Kyle Busch missed the Chase, but it was not because of a lack of strength. This team was inconsistent, experienced some bad luck, and Busch made some poor decisions in various races, but when they clicked on all eight cylinders they were unstoppable. In the first 26 races of the season, they had difficulty sustaining momentum and that contributed to a relatively low salary-cap number. Other than a five-race period from Kansas in early April to Charlotte in late May when he swept the top 10 and earned four consecutive top-five finishes, Busch failed to post back-to-back top-10s until the very end of the regular season. He was determined to be the strongest of the non-Chase contenders and fulfilled that promise with exceptional runs that made him a top-five points earner in seven of the final 10 races. Better yet, he earned the most points three times in that span and it seems likely that he will carry momentum forward into 2013.

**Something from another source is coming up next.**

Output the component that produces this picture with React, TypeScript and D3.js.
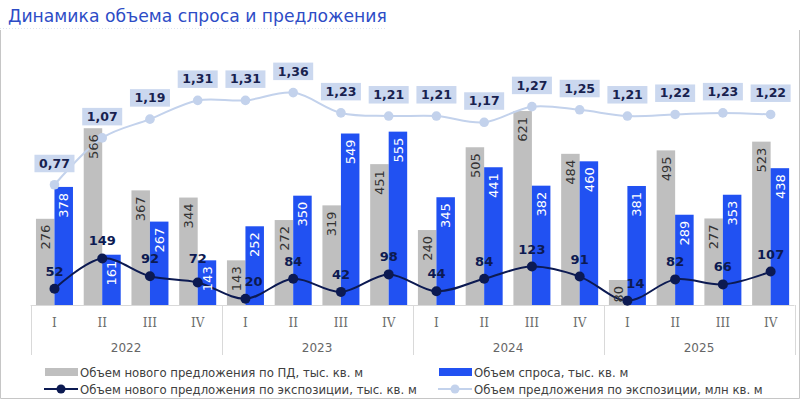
import { useEffect, useRef } from "react"
import * as d3 from "d3"

const years = ["2022", "2023", "2024", "2025"]
const quarters = ["I", "II", "III", "IV"]

// Объем нового предложения по ПД, тыс. кв. м
const newSupplyPD = [276, 566, 367, 344, 143, 272, 319, 451, 240, 505, 621, 484, 80, 495, 277, 523]
// Объем спроса, тыс. кв. м
const demand = [378, 161, 267, 143, 252, 350, 549, 555, 345, 441, 382, 460, 381, 289, 353, 438]
// Объем нового предложения по экспозиции, тыс. кв. м
const newSupplyExpo = [52, 149, 92, 72, 20, 84, 42, 98, 44, 84, 123, 91, 14, 82, 66, 107]
// Объем предложения по экспозиции, млн кв. м
const supplyExpo = [0.77, 1.07, 1.19, 1.31, 1.31, 1.36, 1.23, 1.21, 1.21, 1.17, 1.27, 1.25, 1.21, 1.22, 1.23, 1.22]

const legendItems = [
  "Объем нового предложения по ПД, тыс. кв. м",
  "Объем спроса, тыс. кв. м",
  "Объем нового предложения по экспозиции, тыс. кв. м",
  "Объем предложения по экспозиции, млн кв. м",
]

const GREY = "#bfbfbf"
const BLUE = "#2151f2"
const NAVY = "#0c1a52"
const LIGHT = "#c3d2ec"
const BOX = "#cbd8ef"
const FONT = "'DejaVu Sans', Verdana, sans-serif"

interface Box {
  x0: number
  x1: number
  y0: number
  y1: number
}

const overlaps = (a: Box, b: Box) => a.x0 < b.x1 && b.x0 < a.x1 && a.y0 < b.y1 && b.y0 < a.y1

export default function App() {
  const svgRef = useRef<SVGSVGElement>(null)

  useEffect(() => {
    if (!svgRef.current) return
    d3.select(svgRef.current).selectAll("*").remove()

    const width = 800
    const height = 399
    const baseY = 305
    const plotTop = 39.5
    const left = 30.6
    const right = 794.5

    const svg = d3.select(svgRef.current).attr("width", width).attr("height", height)

    const periods = years.flatMap((y) => quarters.map((q) => `${y}-${q}`))

    const x = d3.scaleBand<string>().domain(periods).range([left, right]).padding(0)
    const xSeries = d3.scaleBand<string>().domain(["pd", "demand"]).range([-18.5, 18.5])
    const y = d3.scaleLinear().domain([0, 850]).range([baseY, plotTop])
    const y2 = d3.scaleLinear().domain([0, 1.7]).range([baseY, plotTop])
    const cx = (i: number) => x(periods[i])! + x.bandwidth() / 2
    const barW = xSeries.bandwidth()

    // frame
    svg
      .append("path")
      .attr("d", `M0.5,30 V398.5 H799.5 V30`)
      .attr("fill", "none")
      .attr("stroke", "#c6c6c6")

    // title
    svg
      .append("text")
      .attr("x", 8)
      .attr("y", 21.5)
      .attr("font-family", FONT)
      .attr("font-size", 17.2)
      .attr("fill", "#2d4cc6")
      .text("Динамика объема спроса и предложения")
    svg
      .append("line")
      .attr("x1", 0)
      .attr("x2", 386)
      .attr("y1", 28.5)
      .attr("y2", 28.5)
      .attr("stroke", "#dde3f0")
      .attr("stroke-dasharray", "1,2")

    // axis
    svg
      .append("line")
      .attr("x1", left)
      .attr("x2", right)
      .attr("y1", baseY + 0.5)
      .attr("y2", baseY + 0.5)
      .attr("stroke", "#d9d9d9")
    svg
      .selectAll("line.sep")
      .data(d3.range(years.length + 1))
      .enter()
      .append("line")
      .attr("class", "sep")
      .attr("x1", (d) => Math.round(left + d * 4 * x.bandwidth()) + 0.5)
      .attr("x2", (d) => Math.round(left + d * 4 * x.bandwidth()) + 0.5)
      .attr("y1", baseY)
      .attr("y2", 355)
      .attr("stroke", "#d9d9d9")

    svg
      .selectAll("text.q")
      .data(periods)
      .enter()
      .append("text")
      .attr("class", "q")
      .attr("x", (_, i) => cx(i))
      .attr("y", 326.5)
      .attr("text-anchor", "middle")
      .attr("font-family", "'DejaVu Serif', serif")
      .attr("font-size", 12)
      .attr("fill", "#6a6a6a")
      .text((d) => d.split("-")[1])

    svg
      .selectAll("text.yr")
      .data(years)
      .enter()
      .append("text")
      .attr("class", "yr")
      .attr("x", (_, i) => left + (i * 4 + 2) * x.bandwidth())
      .attr("y", 351.5)
      .attr("text-anchor", "middle")
      .attr("font-family", FONT)
      .attr("font-size", 12)
      .attr("fill", "#666")
      .text((d) => d)

    // bars
    const bars: { key: string; values: number[]; fill: string; label: string }[] = [
      { key: "pd", values: newSupplyPD, fill: GREY, label: "#333" },
      { key: "demand", values: demand, fill: BLUE, label: "#fff" },
    ]
    bars.forEach((s) => {
      svg
        .selectAll(`rect.${s.key}`)
        .data(s.values)
        .enter()
        .append("rect")
        .attr("class", s.key)
        .attr("x", (_, i) => cx(i) + xSeries(s.key)!)
        .attr("y", (d) => y(d))
        .attr("width", barW)
        .attr("height", (d) => baseY - y(d))
        .attr("fill", s.fill)
    })

    // light line (secondary axis)
    const lightLine = d3
      .line<number>()
      .x((_, i) => cx(i))
      .y((d) => y2(d))
      .curve(d3.curveCatmullRom.alpha(0.5))
    svg
      .append("path")
      .attr("d", lightLine(supplyExpo))
      .attr("fill", "none")
      .attr("stroke", LIGHT)
      .attr("stroke-width", 2)
    svg
      .selectAll("circle.light")
      .data(supplyExpo)
      .enter()
      .append("circle")
      .attr("class", "light")
      .attr("cx", (_, i) => cx(i))
      .attr("cy", (d) => y2(d))
      .attr("r", 4.8)
      .attr("fill", LIGHT)

    // navy line
    const navyLine = d3
      .line<number>()
      .x((_, i) => cx(i))
      .y((d) => y(d))
      .curve(d3.curveCatmullRom.alpha(0.5))
    svg
      .append("path")
      .attr("d", navyLine(newSupplyExpo))
      .attr("fill", "none")
      .attr("stroke", NAVY)
      .attr("stroke-width", 2)
    svg
      .selectAll("circle.navy")
      .data(newSupplyExpo)
      .enter()
      .append("circle")
      .attr("class", "navy")
      .attr("cx", (_, i) => cx(i))
      .attr("cy", (d) => y(d))
      .attr("r", 5)
      .attr("fill", NAVY)

    // bar labels (on top of lines)
    const barLabelBoxes: Box[][] = periods.map(() => [])
    bars.forEach((s) => {
      svg
        .selectAll(`text.${s.key}`)
        .data(s.values)
        .enter()
        .append("text")
        .attr("class", s.key)
        .attr("transform", (d, i) => {
          const bx = cx(i) + xSeries(s.key)! + barW / 2
          const len = String(d).length * 8.3
          barLabelBoxes[i].push({ x0: bx - 5, x1: bx + 5, y0: y(d) + 6, y1: y(d) + 6 + len })
          return `translate(${bx},${y(d) + 6}) rotate(-90)`
        })
        .attr("text-anchor", "end")
        .attr("dy", "0.36em")
        .attr("font-family", FONT)
        .attr("font-size", 13)
        .attr("fill", s.label)
        .text((d) => d)
    })

    // light line labels in boxes
    const fmt = (v: number) => v.toFixed(2).replace(".", ",")
    svg
      .selectAll("rect.box")
      .data(supplyExpo)
      .enter()
      .append("rect")
      .attr("class", "box")
      .attr("x", (_, i) => cx(i) - 20)
      .attr("y", (d) => y2(d) - 30)
      .attr("width", 40)
      .attr("height", 17.5)
      .attr("fill", BOX)
    svg
      .selectAll("text.box")
      .data(supplyExpo)
      .enter()
      .append("text")
      .attr("class", "box")
      .attr("x", (_, i) => cx(i))
      .attr("y", (d) => y2(d) - 17)
      .attr("text-anchor", "middle")
      .attr("font-family", FONT)
      .attr("font-weight", "bold")
      .attr("font-size", 12.5)
      .attr("fill", "#18224f")
      .text((d) => fmt(d))

    // navy labels: above the point, nudged away from bar labels
    const navyPos = newSupplyExpo.map((d, i) => {
      const px = cx(i)
      const base = y(d) - 13
      const w = String(d).length * 8.2
      const boxAt = (dx: number, b: number): Box => ({ x0: px + dx - w / 2, x1: px + dx + w / 2, y0: b - 9.5, y1: b })
      const free = (bx: Box) => !barLabelBoxes[i].some((o) => overlaps(bx, o))
      if (free(boxAt(0, base))) return { x: px, y: base }
      if (free(boxAt(8, base))) return { x: px + 8, y: base }
      const top = d3.min(barLabelBoxes[i].filter((o) => overlaps(boxAt(0, base), o)), (o) => o.y0)!
      return { x: px, y: top - 3 }
    })
    svg
      .selectAll("text.navy")
      .data(newSupplyExpo)
      .enter()
      .append("text")
      .attr("class", "navy")
      .attr("x", (_, i) => navyPos[i].x)
      .attr("y", (_, i) => navyPos[i].y)
      .attr("text-anchor", "middle")
      .attr("font-family", FONT)
      .attr("font-weight", "bold")
      .attr("font-size", 13)
      .attr("fill", NAVY)
      .text((d) => d)

    // legend
    const lg = svg
      .append("g")
      .attr("font-family", "'DejaVu Sans Condensed', 'DejaVu Sans', sans-serif")
      .attr("font-size", 13)
      .attr("fill", "#404040")
    const cols = [44, 438]
    const rows = [372, 389]
    legendItems.forEach((label, i) => {
      const lx = cols[i % 2]
      const ly = rows[Math.floor(i / 2)]
      if (i < 2) {
        lg.append("rect")
          .attr("x", lx + 1)
          .attr("y", ly - 4)
          .attr("width", 33)
          .attr("height", 8)
          .attr("fill", i === 0 ? GREY : BLUE)
      } else {
        const c = i === 2 ? NAVY : LIGHT
        lg.append("line")
          .attr("x1", lx)
          .attr("x2", lx + 34)
          .attr("y1", ly)
          .attr("y2", ly)
          .attr("stroke", c)
          .attr("stroke-width", 2)
        lg.append("circle").attr("cx", lx + 17).attr("cy", ly).attr("r", 4.5).attr("fill", c)
      }
      lg.append("text")
        .attr("x", lx + 36)
        .attr("y", ly)
        .attr("dy", "0.36em")
        .text(label)
    })
  }, [])

  return <svg ref={svgRef} style={{ position: "absolute", left: 0, top: 0, background: "#fff" }} />
}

Brad Keselowski was filled with surprises in 2012. He spent most of the first half of the season jockeying for position and had back-to-back top-10s only once in the first 16 races. He won the Quaker State 400 at Kentucky with equal parts strength and fuel mileage, but it was hard to immediately take him seriously as a fantasy contender with the uneven results that preceded it. Fantasy owners who instantly jumped on his bandwagon, however, got a great ride as he failed to crack the top 10 only twice more before the finale at Homestead. Equally important, he finished better than he started in all but one of those races and that contributed a lot of place-differential points to fantasy owners’ totals. It is difficult to imagine he will carry that momentum into 2013, but then again few experts predicted he would sustain it for so long at the end of last year, so he deserves a spot on the roster in the opening events and should be left in place until he falters for more than two or three consecutive weeks.

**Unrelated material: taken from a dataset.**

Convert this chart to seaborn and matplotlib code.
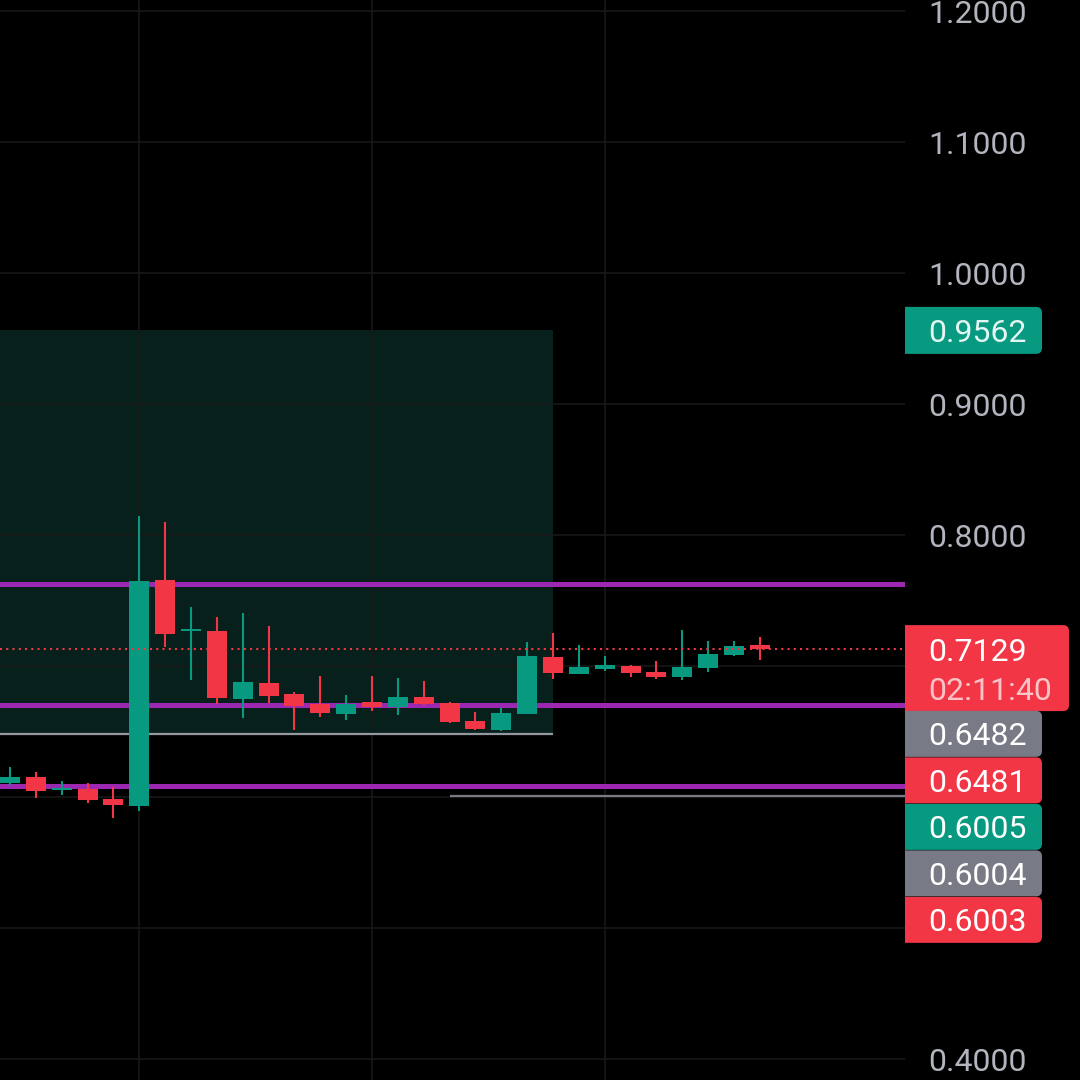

Jeff Gordon made the Chase and scored two victories during 2012. He also scored the most points in the NASCAR Fantasy Live game on two occasions, and one of these banked the second-greatest points during the entire season. He was uneven for most of the year, however, and placing-and-holding him proved challenging until the final regular-season events and once the Chase began. Even then, six top-five finishes in the span of seven races from Bristol’s summer Irwin Tools Night Race through fall in Talladega were punctuated by poor results at Chicagoland and framed by equally disappointing efforts at Michigan, Texas and Phoenix. His Achilles heel continues to be late-race restarts during which he is either consistently unlucky or lacks the aggression to maintain track position. He should be used in races that are historically defined by long green flag segments.
Occasionally, change is good for everyone involved. Both Matt Kenseth and Joey Logano hope that is the case in 2013. Joe Gibbs Racing traded the potential of Logano for the current star power of Kenseth in order to maintain the current level of sponsorship. For Kenseth, the move will prove to be a lateral one, however, and he will run strong on tracks that have traditionally been kind to Busch and Denny Hamlin. That means his results will probably improve on short, flat courses and slip slightly on the similarly configured, 1.5-mile tracks.

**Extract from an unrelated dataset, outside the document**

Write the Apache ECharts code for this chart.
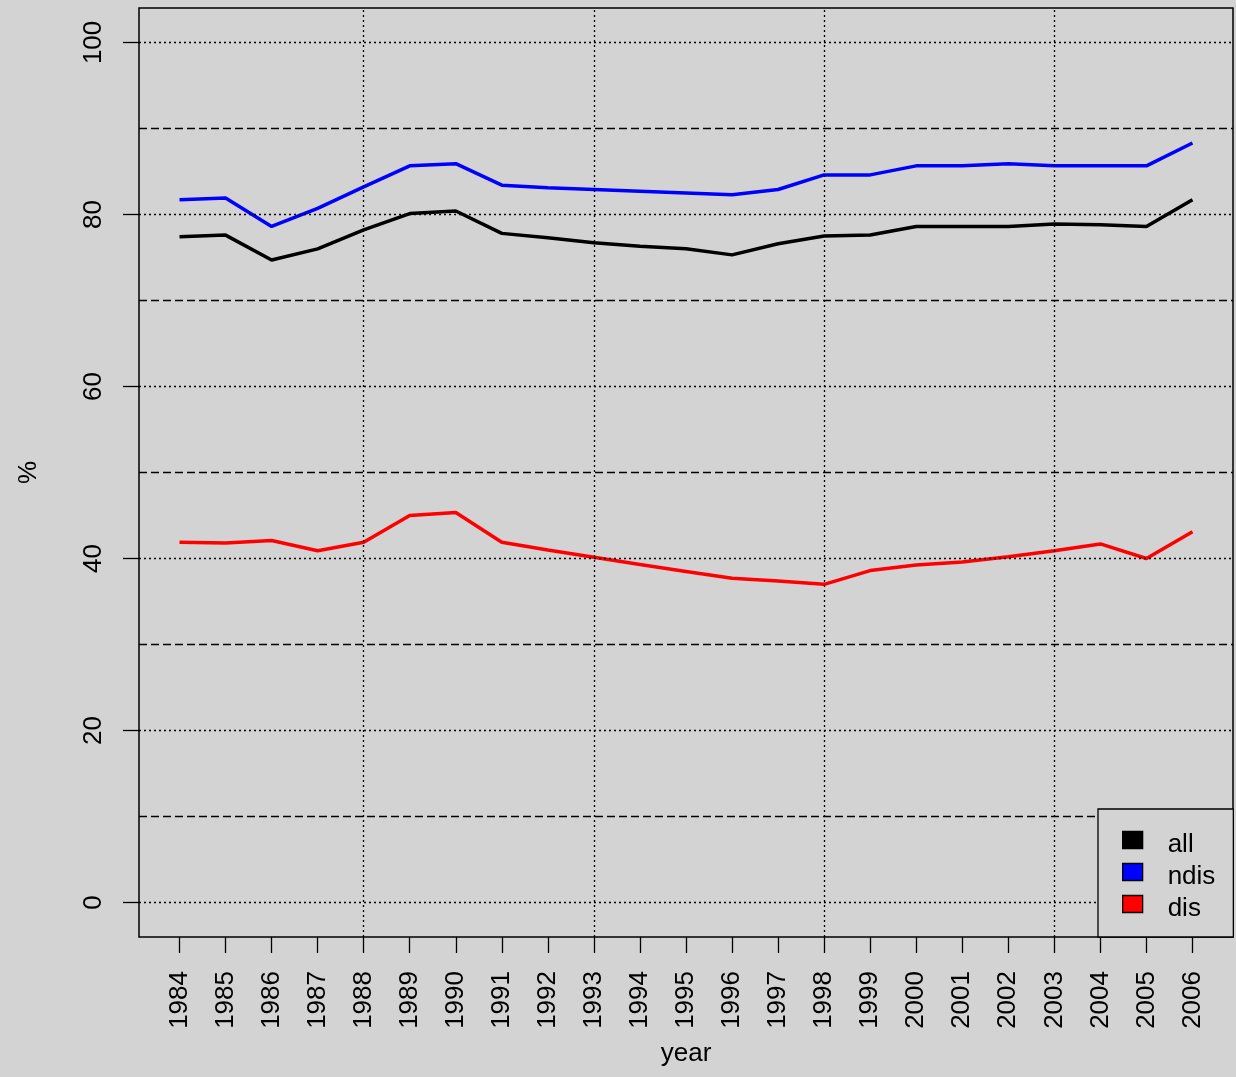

For his part, Logano will also produce about as well in 2013 as he did in 2012. Since he will be in only in his fifth full season, the list of tracks of which he excels will be much less predictable, however. The No. 22 team utilized two drivers last season. Both AJ Allmendinger and Sam Hornish Jr. produced exceptional results on occasion, but their strength is not likely to produce an adequate road map. Studying teammate Keselowski’s 2012 season will be equally unproductive in handicapping Logano because the reigning champion produced career-best finishes on a given track in more than half of his starts. That means this organization has the capacity to surprise and delight fantasy owners, but surprise is not the friend of gamers.
There are horses for courses and knowing when to ride one of them can mean the difference between success and failure. Jeff Burton had a generally miserable season, but he was uniformly strong on plate tracks and swept the top 10 in those races’ final rundown. That had the twofold effect of providing a consistent starter on courses that are often wild cards and allowed players to acquire him at bargain basement rates during those weekends. He was never one of the best values of the week on any track, but the 60.5 points he earned at Daytona in the Coke Zero 400, the 59.5 at Talladega in the Good Sam 500, 58 in the Daytona 500 and 54.5 in the Aaron’s 499 made him a top-10 value each time. The big tracks accounted for half of his strong runs. Considering how far down the points many of the most expensive drivers finished in those events, Burton was well worth starting.
Denny Hamlin has long been the master of short, flat tracks and that trend continued last year. He won the Subway Fresh Fit 500 at Phoenix in week two of the 2012 season and continued to score top-10s in the majority of races on this track type. He stumbled at Richmond and developed electrical problems at Martinsville late in the year, but he reversed his fortune in Phoenix’s fall race and finished second. Hamlin is not infallible by any measure and this team made a lot of mistakes last year, but it earned the benefit of the doubt on flat courses. Prepare to use the No. 11 at Phoenix, Martinsville, Richmond and New Hampshire and go from there. If they practice well at Pocono and Indianapolis, they should also be activated on the longer versions of the flat tracks and then Hamlin can be salted into the lineup on other courses if he develops some momentum.
* The Fantasy Power Average is the average finish during the past year, plus the number of laps spent in the lead, in the top five, and in the top 10 expressed as if they were finishing results. For example a driver who has led the most laps receives a hypothetical first-place finish, the driver who leads the second most laps receives a hypothetical second-place finish, and so on. This rewards drivers who competed at the front of the pack for the majority of the race, even if an unfortunate event takes them out of contention at the very end of the race. A driver's recent record in the support series is also factored in, as is his average running position as provided by NASCAR Statistical Services and several other strength-based stats. Failures to qualify are credited to the driver as if they were a finishing position (i.e. the first non-qualifier is assigned a 44th-place finish).